200 Public Square was constructed atop what were then the deepest concrete caissons in all of North America, reaching to a depth of 240 feet. (Thus, one third of the structure's overall total height is in fact submerged below grade.) Each of those caissons was to consume the output of more than 5 dozen cement mixing trucks; for a time, it seemed the conveys of mixers converging on Public Square might never end.
Though the building is a tall and broad slab, its mass is visually diminished by punctuation and decoration, by the flaring of its wings, and by the stair-stepping of its upper floors to create a unique and distinctive silhouette. All of the serrations and stair-steps also serve to significantly increase the number of desirable corner offices on the scores of stacked office floors. Against that inflected slab, a large and lushly landscaped and watered garden atrium offers tenants and visitors a spectacular 7-story volume, with views of Public Square through its almost entirely glazed west face. Cladding of 200 Public Square required over 4,000 great slabs of two different reddish granite tones.

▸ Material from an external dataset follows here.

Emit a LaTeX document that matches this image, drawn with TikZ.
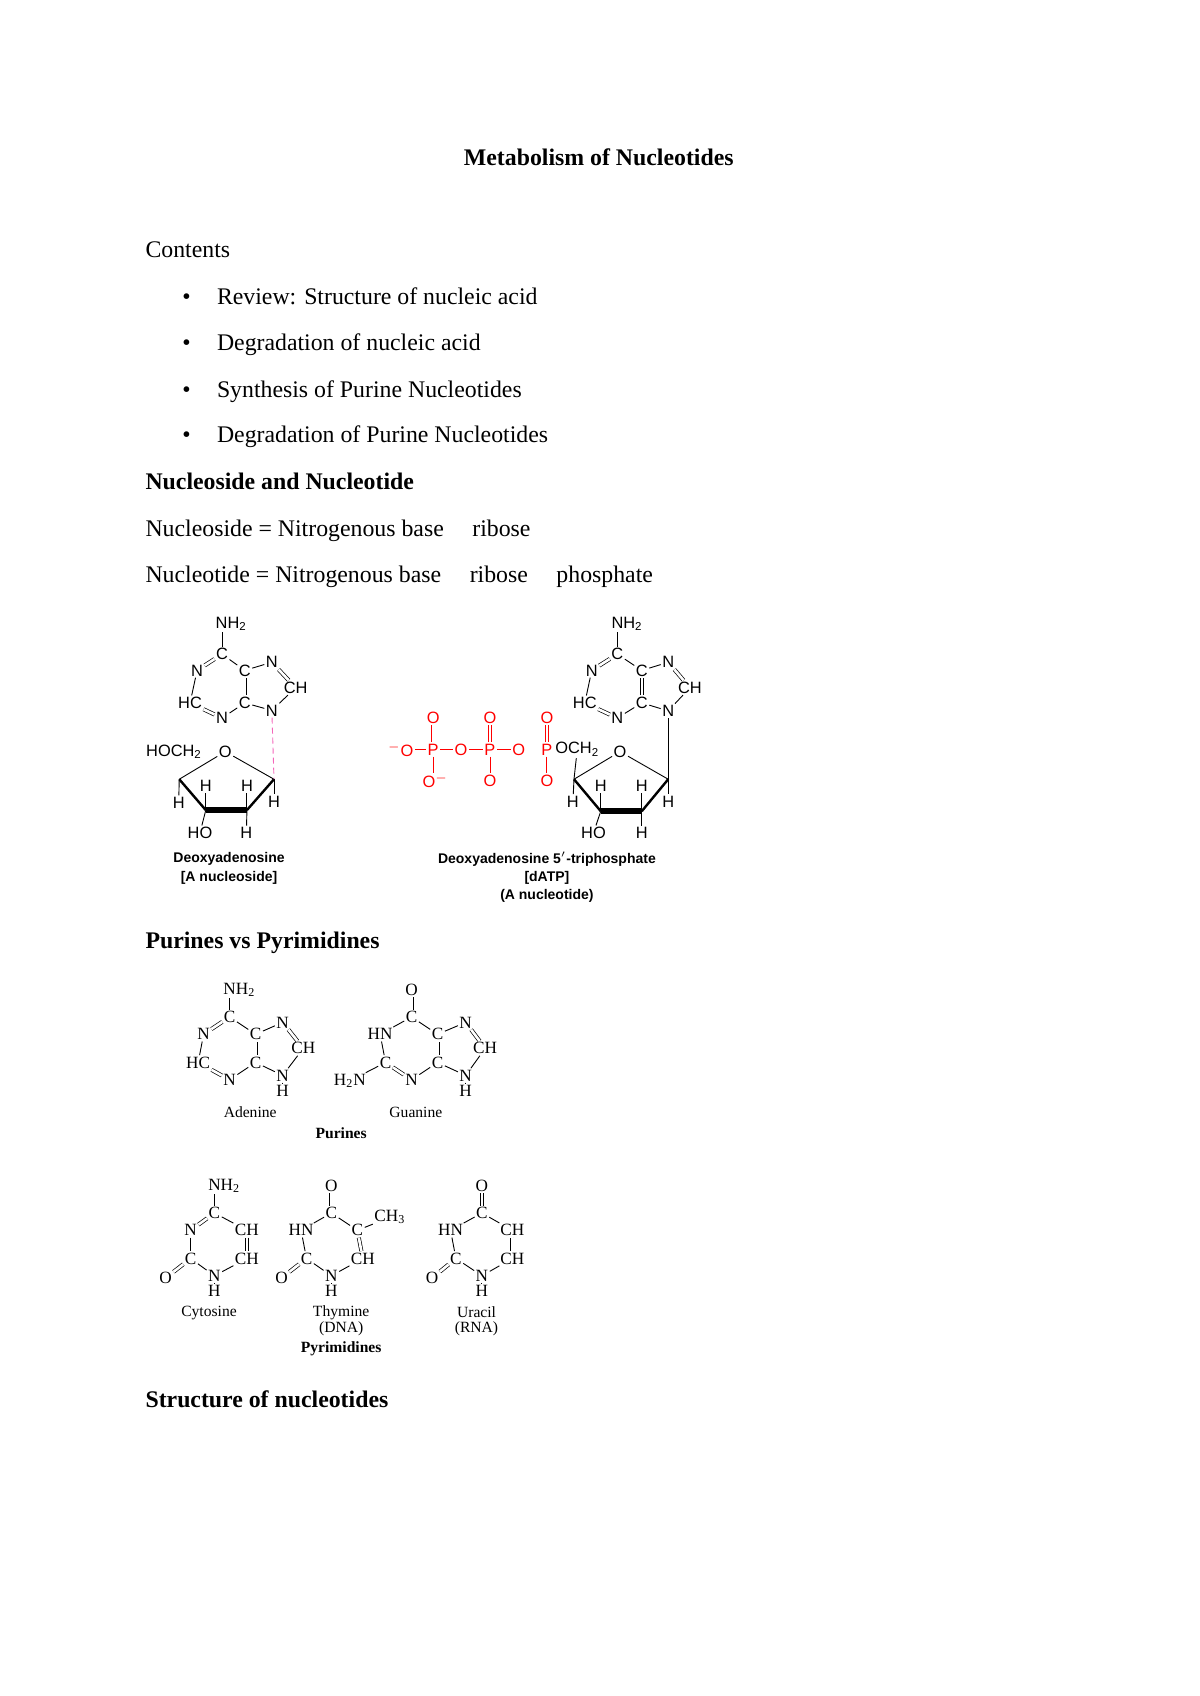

Before 200 Public Square could be erected, two of the city's noteworthy but aging landmarks had to fall to the wrecker's ball. George B. Post & Son's Williamson Building of 1900, once the tallest building in town at only 16 stories, abutting Euclid Avenue, was sacrificed. So too was architect Daniel H. Burnham's noteworthy Cuyahoga Building of 1892, at the northern portion of the site, which had survived for over nine decades.
Along with Key Tower, the Terminal Tower, One Cleveland Center, and the Carl B. Stokes Federal Courthouse, 200 Public Square lends the downtown Cleveland core its distinctive and varied skyline silhouette.